Society | Bozen

Aus der Quote, aus dem Sinn?

Am Freitag Vormittag haben etwa 70 Personen am Landhausplatz protestiert: Asylbewerber, die nicht im staatlichen System sind und sich bessere Lebensumstände wünschen.

Freitag, 29. Juli, 10 Uhr: Landhaus 1, Präsentation des Lehrgangs für angehende Verwaltungsrätinnen. Dieser Termin stand für Martha Stocker heute im Kalender. Während die Landesrätin drinnen das neue Fortbildungsangebot für an einer Führungsposition interessierte Frauen vorstellte, versammelten sich draußen auf dem Silvius-Magnago-Platz eine Menschenmenge. Das, was im Pressesaal des Landhaus 1 besprochen wurde, interessierte die rund 70 Personen allerdings herzlich wenig. Sie haben ganz andere Sorgen. Die Menschen, die am Freitag Vormittag am Landhausplatz aufmarschierten, sind Asylantragsteller – jene, die nicht im nationalen Aufnahmeplan des italienischen Innenministeriums aufscheinen. Sie sind “spontan” ins Land gekommen, im Gegensatz zu den rund 900 Personen, die derzeit in ganz Südtirol untergebracht sind und über die staatliche Verteilungsquote (die Provinz Bozen nimmt 0,9 Prozent der in Italien ankommenden Asylbewerber auf) zugewiesen wurden.

Was die etwa 70 Personen am Freitag Vormittag ins Stadtzentrum getrieben hat, sind die prekären Umstände, unter denen sie zum Teil schon seit geraumer Zeit leben. Untergebracht im Ex-“Lemayr”-Gebäude in der Bozner Industriezone oder in der Nähe der “Salewa” in Bozen Süd, harren manche von ihnen bereits seit Monaten in der Landeshauptstadt aus. Sie warten auf die Bearbeitung ihrer Asylanträge, die schleppend vorangeht. In der Zwischenzeit sind sie zum Nichtstun verdammt. Arbeiten dürfen sie nicht, auch nicht unbezahlt. Auch die Unterkünfte im Süden Bozens können sie erst abends beziehen, und frühmorgens müssen sie sie wieder verlassen. Denn zwischen 7 und 20 Uhr sind die beiden Strukturen geschlossen.
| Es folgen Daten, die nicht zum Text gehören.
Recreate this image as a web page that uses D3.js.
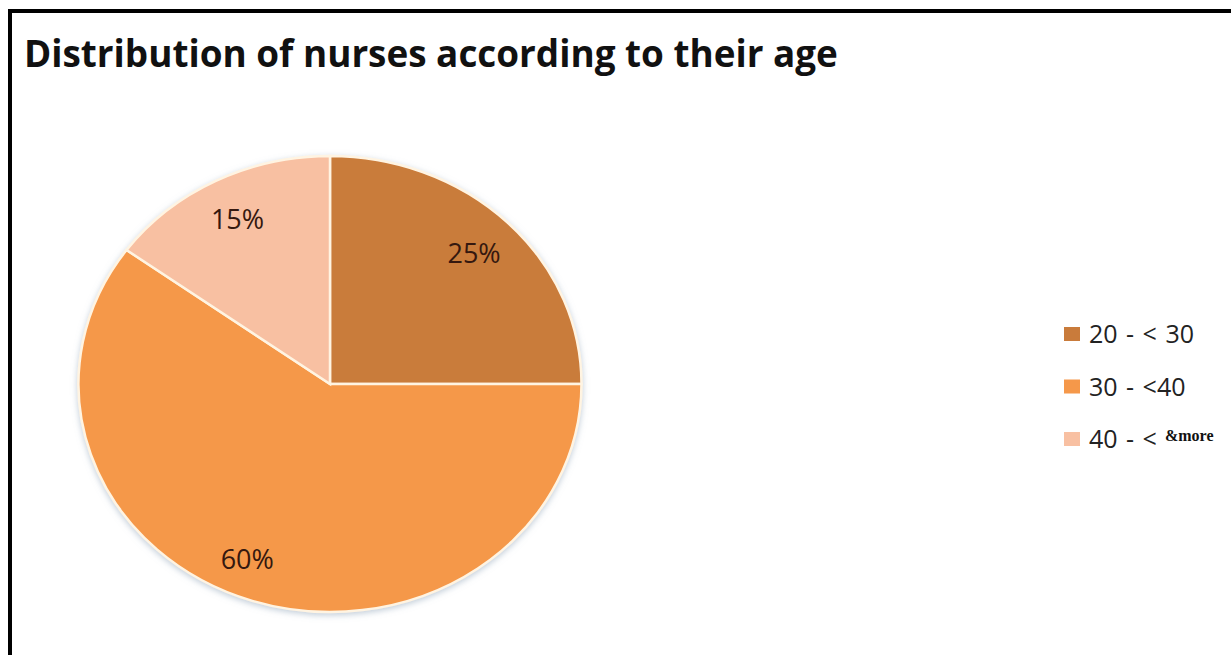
<!DOCTYPE html>
<html>
<head>
<meta charset="utf-8">
<script src="https://cdnjs.cloudflare.com/ajax/libs/d3/7.8.5/d3.min.js"></script>
<style>
  html, body { margin: 0; padding: 0; background: #fff; }
  svg { display: block; }
</style>
</head>
<body>
<div id="chart"></div>
<script>
// chart data
const categories = ['20 - < 30', '30 - <40', '40 - <'];
const values = [25, 60, 15];
const sliceColors = ['#C97B3B', '#F5984A', '#F8C0A2'];
const labelText = ['25%', '60%', '15%'];
const title = 'Distribution of nurses according to their age';

const width = 1231, height = 655;
const cx = 330, cy = 384, radius = 228, stretch = 1.103;

const svg = d3.select('#chart')
  .append('svg')
  .attr('width', width)
  .attr('height', height);

// frame: top and left black edges
svg.append('rect').attr('x', 8).attr('y', 9).attr('width', width - 8).attr('height', 4).attr('fill', '#000');
svg.append('rect').attr('x', 8).attr('y', 9).attr('width', 4).attr('height', height - 9).attr('fill', '#000');

// title, fitted to the reference width
const titleEl = svg.append('text')
  .attr('x', 24)
  .attr('y', 67)
  .style('font-family', '"Open Sans", sans-serif')
  .style('font-weight', 'bold')
  .style('font-size', '30px')
  .attr('fill', '#111')
  .text(title);
const tw = titleEl.node().getComputedTextLength();
titleEl.style('font-size', (30 * 814 / tw).toFixed(2) + 'px');

// soft shadow under the pie
const defs = svg.append('defs');
const shadow = defs.append('filter').attr('id', 'pie-shadow')
  .attr('x', '-10%').attr('y', '-10%').attr('width', '120%').attr('height', '120%');
shadow.append('feDropShadow')
  .attr('dx', 0).attr('dy', 2)
  .attr('stdDeviation', 3)
  .attr('flood-color', '#8fa3b8')
  .attr('flood-opacity', 0.55);

const pie = d3.pie().value(d => d).sort(null);
const arc = d3.arc().innerRadius(0).outerRadius(radius);
const labelArc = d3.arc().innerRadius(radius * 0.81).outerRadius(radius * 0.81);

const pieGroup = svg.append('g')
  .attr('transform', `translate(${cx},${cy}) scale(${stretch},1)`);

const arcs = pie(values);

pieGroup.append('g')
  .attr('filter', 'url(#pie-shadow)')
  .selectAll('path')
  .data(arcs)
  .enter()
  .append('path')
  .attr('d', arc)
  .attr('fill', (d, i) => sliceColors[i])
  .attr('stroke', '#FFF4E2')
  .attr('stroke-width', 2.5)
  .attr('vector-effect', 'non-scaling-stroke');

// percentage labels (Excel places the big slice label a bit further out sideways)
svg.append('g')
  .selectAll('text')
  .data(arcs)
  .enter()
  .append('text')
  .attr('x', d => {
    const c = labelArc.centroid(d);
    return cx + c[0] * (d.value > 50 ? 1.45 : stretch);
  })
  .attr('y', d => cy + labelArc.centroid(d)[1])
  .attr('dy', '0.35em')
  .attr('text-anchor', 'middle')
  .style('font-family', '"Open Sans", sans-serif')
  .style('font-size', '27px')
  .attr('fill', '#35180F')
  .text((d, i) => labelText[i]);

// legend
const legend = svg.append('g')
  .attr('transform', 'translate(1064, 334)');

categories.forEach((c, i) => {
  const row = legend.append('g')
    .attr('transform', `translate(0, ${i * 52.5})`);

  row.append('rect')
    .attr('x', 0)
    .attr('y', -7)
    .attr('width', 16)
    .attr('height', 14)
    .attr('fill', sliceColors[i]);

  const t = row.append('text')
    .attr('x', 25)
    .attr('y', 9)
    .style('font-family', '"Open Sans", sans-serif')
    .style('font-size', '25px')
    .style('word-spacing', '2px')
    .attr('fill', '#222')
    .text(c);

  if (i === 2) {
    const end = 25 + t.node().getComputedTextLength();
    row.append('text')
      .attr('x', end + 8)
      .attr('y', 2)
      .style('font-family', '"Liberation Serif", serif')
      .style('font-weight', 'bold')
      .style('font-size', '16px')
      .attr('fill', '#111')
      .text('&more');
  }
});
</script>
</body>
</html>
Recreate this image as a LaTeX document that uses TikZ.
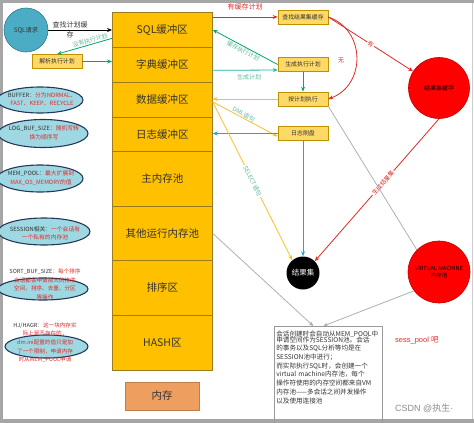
\documentclass[tikz,border=0pt]{standalone}
\usepackage{fontspec}
\setmainfont{Noto Sans CJK SC}
\newfontfamily\latsans{Liberation Sans}
\usetikzlibrary{arrows.meta,shapes.geometric}
\definecolor{memf}{HTML}{FFC000}
\definecolor{memb}{HTML}{9C7A1E}
\definecolor{boxf}{HTML}{FFD966}
\definecolor{boxb}{HTML}{BF9000}
\definecolor{neicun}{HTML}{EE9E5E}
\definecolor{reqc}{HTML}{4BACC6}
\definecolor{ellf}{HTML}{9ED8E2}
\definecolor{ellb}{HTML}{23395B}
\definecolor{rd}{HTML}{E02A2A}
\definecolor{circr}{HTML}{FF0000}
\definecolor{circb}{HTML}{C00000}
\definecolor{grn}{HTML}{00A862}
\definecolor{teal}{HTML}{1FB2A0}
\definecolor{lbl}{HTML}{5FB8A0}
\definecolor{yel}{HTML}{F2C230}
\definecolor{blu}{HTML}{1CA7DC}
\definecolor{gry}{HTML}{B0B0B0}
\definecolor{dk}{HTML}{333333}
\newcommand\myfs[2]{\fontsize{#1}{#2}\selectfont}
\tikzset{
  mem/.style={draw=memb, line width=0.7pt, fill=memf, minimum width=100pt, anchor=north west, inner sep=0pt, font=\myfs{10.5}{12}, text=dk},
  sbox/.style={draw=boxb, line width=0.6pt, fill=boxf, minimum width=50pt, minimum height=14pt, inner sep=0pt, font=\myfs{5.9}{7}, text=dk},
  ell/.style={ellipse, draw=ellb, line width=1.1pt, fill=ellf, inner sep=0pt},
  etxt/.style={align=center, text=rd, inner sep=0pt},
  arr/.style={line width=0.8pt, -{Stealth[length=5pt,width=4pt]}},
  lab/.style={font=\myfs{6}{7}, inner sep=1pt},
}
\begin{document}
\begin{tikzpicture}[x=1pt,y=-1pt]
\useasboundingbox (0,0) rectangle (474,423);
\fill[white] (0,0) rectangle (474,423);
% frame
\fill[gray!70] (0,0) rectangle (474,3);
\fill[gray!70] (0,0) rectangle (3,423);
\fill[gray!70] (0,419) rectangle (474,423);
\draw[gray!40, line width=0.6pt] (472,3) -- (472,419);

% memory column
\node[mem, minimum height=35pt] (sql) at (112,12) {SQL缓冲区};
\node[mem, minimum height=35pt] (dict) at (112,47) {字典缓冲区};
\node[mem, minimum height=35pt] (data) at (112,82) {数据缓冲区};
\node[mem, minimum height=34pt] (log) at (112,117) {日志缓冲区};
\node[mem, minimum height=55pt] (main) at (112,151) {主内存池};
\node[mem, minimum height=54pt] (other) at (112,206) {其他运行内存池};
\node[mem, minimum height=55pt] (sort) at (112,260) {排序区};
\node[mem, minimum height=55pt] (hash) at (112,315) {HASH区};
\node[draw=neicun!80!black, line width=0.4pt, fill=neicun, minimum width=74pt, minimum height=28pt, inner sep=0pt, font=\myfs{10.5}{12}, text=dk] (nc) at (162,396) {内存};

% request
\node[circle, draw=reqc!70!black, line width=0.6pt, fill=reqc, minimum size=44pt, inner sep=0pt, font=\myfs{6.3}{7}, text=dk] (req) at (26,30) {SQL请求};

% small boxes
\node[sbox] (parse) at (57,61.5) {解析执行计划};
\node[sbox] (findres) at (303,17) {查找结果集缓存};
\node[sbox] (gen) at (303,64.5) {生成执行计划};
\node[sbox] (exec) at (303,99) {按计划执行};
\node[sbox] (flush) at (303,133.5) {日志刷盘};

% circles
\node[circle, draw=circb, line width=0.6pt, fill=circr, minimum size=61pt, inner sep=0pt, font=\myfs{6}{7}, text=black] (rescache) at (439,88) {结果集缓存};
\node[circle, draw=circb, line width=0.6pt, fill=circr, minimum size=62pt, inner sep=0pt, align=center, font=\myfs{5.6}{7}, text=black] (vm) at (439,272) {VIRTUAL MACHINE\\内存池};
\node[circle, fill=black, minimum size=33pt, inner sep=0pt, font=\myfs{7.5}{8}, text=white] (res) at (303,273) {结果集};

% text box
\node[draw=gray!80, line width=0.6pt, anchor=north west, minimum width=108pt, minimum height=100pt, text width=104pt, inner sep=2pt, align=left, font=\myfs{6.6}{8.7}, text=dk] (tb) at (274,326) {\vspace*{-3pt}会话创建时会自动从MEM\_POOL中\\申请空间作为SESSION池。会话\\的事务以及SQL分析等均是在\\SESSION池中进行；\\而实际执行SQL时，会创建一个\\virtual machine内存池，每个\\操作符使用的内存空间都来自VM\\内存池——多会话之间并发操作\\以及使用连接池\vspace*{18pt}};

% ellipses
\node[ell, minimum width=86pt, minimum height=26pt] (e1) at (40,100) {};
\node[ell, minimum width=90pt, minimum height=28pt] (e2) at (43,133.5) {};
\node[ell, minimum width=86pt, minimum height=27pt] (e3) at (40,178.5) {};
\node[ell, minimum width=92pt, minimum height=27pt] (e4) at (44,231.5) {};
\node[ell, minimum width=90pt, minimum height=22pt] (e5) at (43,289) {};
\node[ell, minimum width=83pt, minimum height=23pt] (e6) at (46.5,346.5) {};
\node[etxt, font=\myfs{5.8}{8.5}] (t1) at (42,99) {\textcolor{dk}{BUFFER：}分为NORMAL、\\FAST、KEEP、RECYCLE};
\node[etxt, font=\myfs{5.8}{8.5}] (t2) at (44,133) {\textcolor{dk}{LOG\_BUF\_SIZE：}随机写转\\换为顺序写};
\node[etxt, font=\myfs{5.8}{9.5}] (t3) at (41,178) {\textcolor{dk}{MEM\_POOL：}最大扩展到\\MAX\_OS\_MEMORY的值};
\node[etxt, font=\myfs{5.8}{8}] (t4) at (45,233) {\textcolor{dk}{SESSION相关：}一个会话有\\一个私有的内存池};
\node[etxt, font=\myfs{5.6}{8.5}] (t5) at (45,284.5) {\textcolor{dk}{SORT\_BUF\_SIZE：}每个排序\\会话都会申请那大的排序\\空间，排序、去重、分区\\等操作};
\node[etxt, font=\myfs{5.6}{8.7}] (t6) at (45,342.5) {\textcolor{dk}{HJ/HAGR：}这一块内存实\\际上是不存在的，\\dm.ini配置的值只是加\\了一个限制，申请内存\\时从MEM\_POOL申请};

% connectors
\draw[arr, black] (req) -- (sql.west |- req);
\node[lab, font=\myfs{7}{10}, align=center, text=dk] (l0) at (70,30) {查找计划缓\\存};
\draw[arr, grn] ([yshift=-8.5pt]sql.west) -- node[lab, sloped, above, text=lbl, pos=0.38] (l1) {没有执行计划} (parse.north);
\draw[arr, grn] (parse) -- (parse -| dict.west);

\draw[arr, rd] (sql.north east |- findres.west) -- (findres.west);
\node[lab, font=\myfs{7}{8}, text=rd] (l2) at (245,7) {有缓存计划};
\draw[arr, grn] (gen.west) -- node[lab, sloped, below, text=lbl] (l3) {缓存执行计划} (sql.east);
\draw[arr, teal] ([yshift=-5.5pt]dict.east) -- ([yshift=-5.5pt]gen.west);
\node[lab, text=lbl] (l4) at (249,77) {生成计划};
\draw[arr, grn] (gen) -- (exec);

\draw[arr, yel] (exec.west) -- (exec.west -| data.east);
\draw[arr, yel] ([yshift=-2pt]data.east) -- node[lab, sloped, above, inner sep=0.5pt, text=lbl, pos=0.45] (l5) {DML语句} ([yshift=-3pt]flush.west);
\draw[arr, blu] (flush.west) -- (flush.west -| log.east);
\draw[arr, blu] (flush) -- (res);
\draw[arr, yel] ([yshift=-2pt]data.east) -- node[lab, sloped, fill=white, text=lbl, pos=0.5] (l6) {SELECT语句} (res.130);

\draw[arr, rd] (findres.east) .. controls (366,30) and (366,85) .. (exec.east);
\node[lab, text=rd] (l7) at (341,60) {无};
\draw[arr, rd] (findres.east) -- node[lab, fill=white, sloped, text=rd] (l8) {有} (rescache);
\draw[arr, rd] (rescache.south) -- node[lab, fill=white, sloped, text=rd, pos=0.45] (l9) {生成结果集} (res.45);

\draw[gry, line width=0.8pt] (exec.south east) -- (vm.north west);
\draw[gry, line width=0.8pt, -{Stealth[length=4.5pt,width=4pt,fill=black]}] (vm.217) -- ([xshift=-5pt]tb.north);
\draw[gry, line width=0.8pt, -{Stealth[length=4.5pt,width=4pt,fill=black]}] (other.east) -- ([xshift=-15pt]tb.north);

\node[font=\latsans\myfs{7.5}{9}, text=rd, anchor=west, inner sep=0pt] (sp) at (395,340) {sess\_pool \rmfamily 吧};
\node[font=\latsans\myfs{9}{10}, text=gray!90, anchor=west, inner sep=0pt] (wm) at (395,408) {CSDN @\rmfamily 执生\latsans ·};
\end{tikzpicture}
\end{document}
Dagegen haben die etwa 70 Personen am Freitag Vormittag protestiert. Unter anderem.

“Need camp 24 hours” stand auf einigen der Schilder geschrieben, die die Asylbewerber mit auf den Landhausplatz gebracht hatten. Unterkünfte, die 24 Stunden geöffnet haben, angemessene Mahlzeiten und ein geringes Taschengeld für die Aslybewerber “fuori quota” gehören zu den Forderungen, für die sich Bozen Accoglie seit Längerem einsetzt. In Bozen Accoglie haben sich zahlreiche Freiwillige zusammen geschlossen, um den Asylantragstellern, die nicht über die staatliche Quote das Land erreicht haben, Hilfe zu bieten. Seit mehreren Monaten weist Bozen Accoglie immer wieder auf die Missstände in der Aufnahme und Betreuung dieser Menschen hin. Die politisch Verantwortlichen, das steht für Bozen Accoglie fest, sitzen genau dort, wo am Freitag Vormittag protestiert wurde: im Landhaus 1, genauer gesagt in den Büros der Landesregierung.

Große Hoffnung, dass sich alsbald etwas an der Situation der Menschen ändern wird, machte Landesrätin Martha Stocker, die schließlich vom Pressesaal auf den Platz vor dem Landhaus 1 hinaustrat um mit den Menschen zu sprechen, nicht. Dabei war im März im Rahmen eines Treffens im Regierungskommissariat vom Land zugesichert worden, die bereits angebotene Betreuung auszubauen, “insbesondere hinsichtlich der Mahlzeiten und der Aufenthaltsstunden”, stand in der Presseaussendung, die im Anschluss an die Sitzung vor vier Monaten verschickt wurde. Passiert ist offensichtlich nicht viel, wie auch der Stellungnahme von Bozen Accoglie zu entnehmen ist, die am Freitag Nachmittag auf Facebook gepostet wurde. Darin zeigt man sich mit den Protestierenden solidarisch und verspricht: “Continueremo insieme a loro ad agire affinché i dispositivi dell’accoglienza a Bolzano cessino di espandere la frontiera.


Reaktionen ganz anderer Art kommen unter anderem von der Lega Nord. Die vier Gemeinderäte der Lega in Bozen werfen den protestierenden Asylbewerbern “arroganza” und “mancata gratitudine” vor und sprechen von “inakzeptablen Forderungen”. Verbal die Hand reicht ihnen Andreas Pöder von der Bürgerunion, der ebenfalls von “Undankbarkeit” spricht.